There could be several reasons for discrepancies: (1) Your card issuer might use a different method (like the two-cycle billing method), (2) Your actual daily balances might differ from the current balance used in this calculator, (3) Your billing cycle length might not be exactly 30 days, or (4) Your card might have different interest rates for different types of transactions (purchases, cash advances, balance transfers).
What is the difference between APR and interest rate?
For credit cards, the APR (Annual Percentage Rate) and the interest rate are essentially the same thing. The APR represents the annual cost of borrowing, expressed as a percentage. However, for other types of loans (like mortgages), the APR might include additional fees and costs, making it slightly higher than the nominal interest rate.
How can I avoid paying credit card interest entirely?
You can avoid paying interest by paying your statement balance in full by the due date each month. Credit cards typically offer a grace period (usually 21-25 days) between the end of your billing cycle and the payment due date. If you pay your balance in full during this period, you won't be charged any interest on new purchases.
What is a penalty APR and how can I avoid it?

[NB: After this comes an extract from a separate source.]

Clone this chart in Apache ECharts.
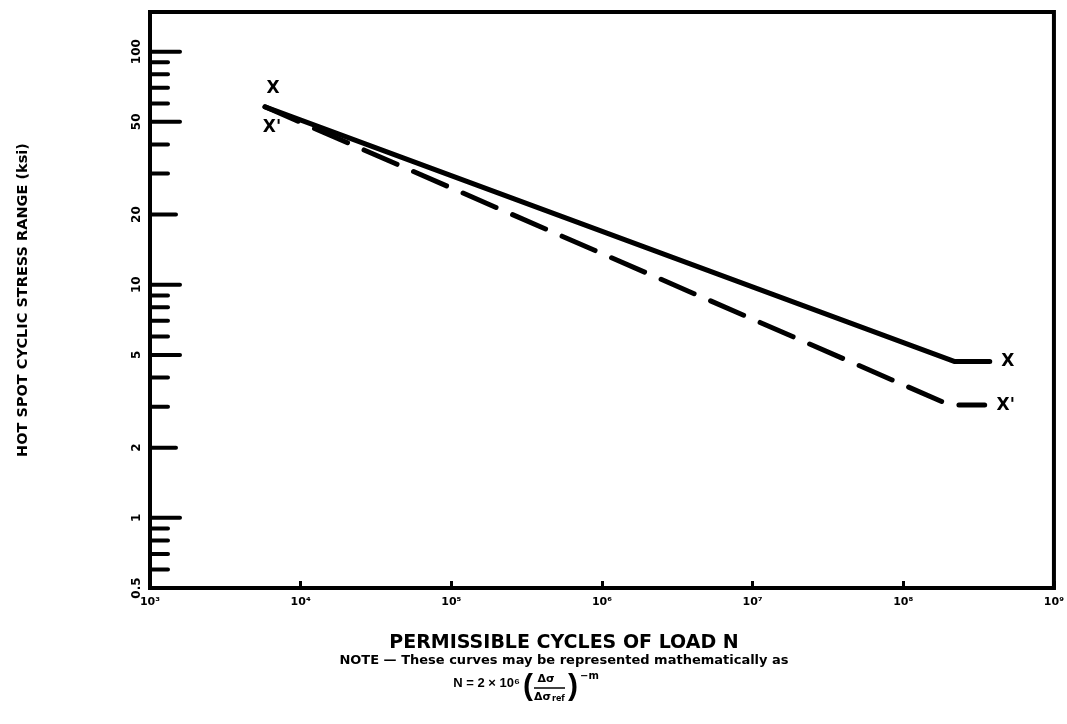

A penalty APR is a significantly higher interest rate (often 29.99%) that credit card issuers can apply if you violate the terms of your cardholder agreement, typically by making a late payment. To avoid it: (1) Always pay at least the minimum payment by the due date, (2) Don't exceed your credit limit, and (3) Avoid other violations like returned payments.
Does carrying a balance help my credit score?
No, carrying a balance does not help your credit score. This is a common myth. What does help your score is using your credit card responsibly (making on-time payments) and keeping your credit utilization ratio low (typically below 30% of your credit limit). Paying your balance in full each month is actually the best practice for both your credit score and your wallet.
How often do credit card interest rates change?
Credit card interest rates can change at any time, but issuers must give you at least 45 days' notice before increasing your rate on existing balances. Most credit cards have variable rates that are tied to a benchmark rate (like the Prime Rate). When the benchmark rate changes (which the Federal Reserve influences), your credit card's APR will typically change within one or two billing cycles.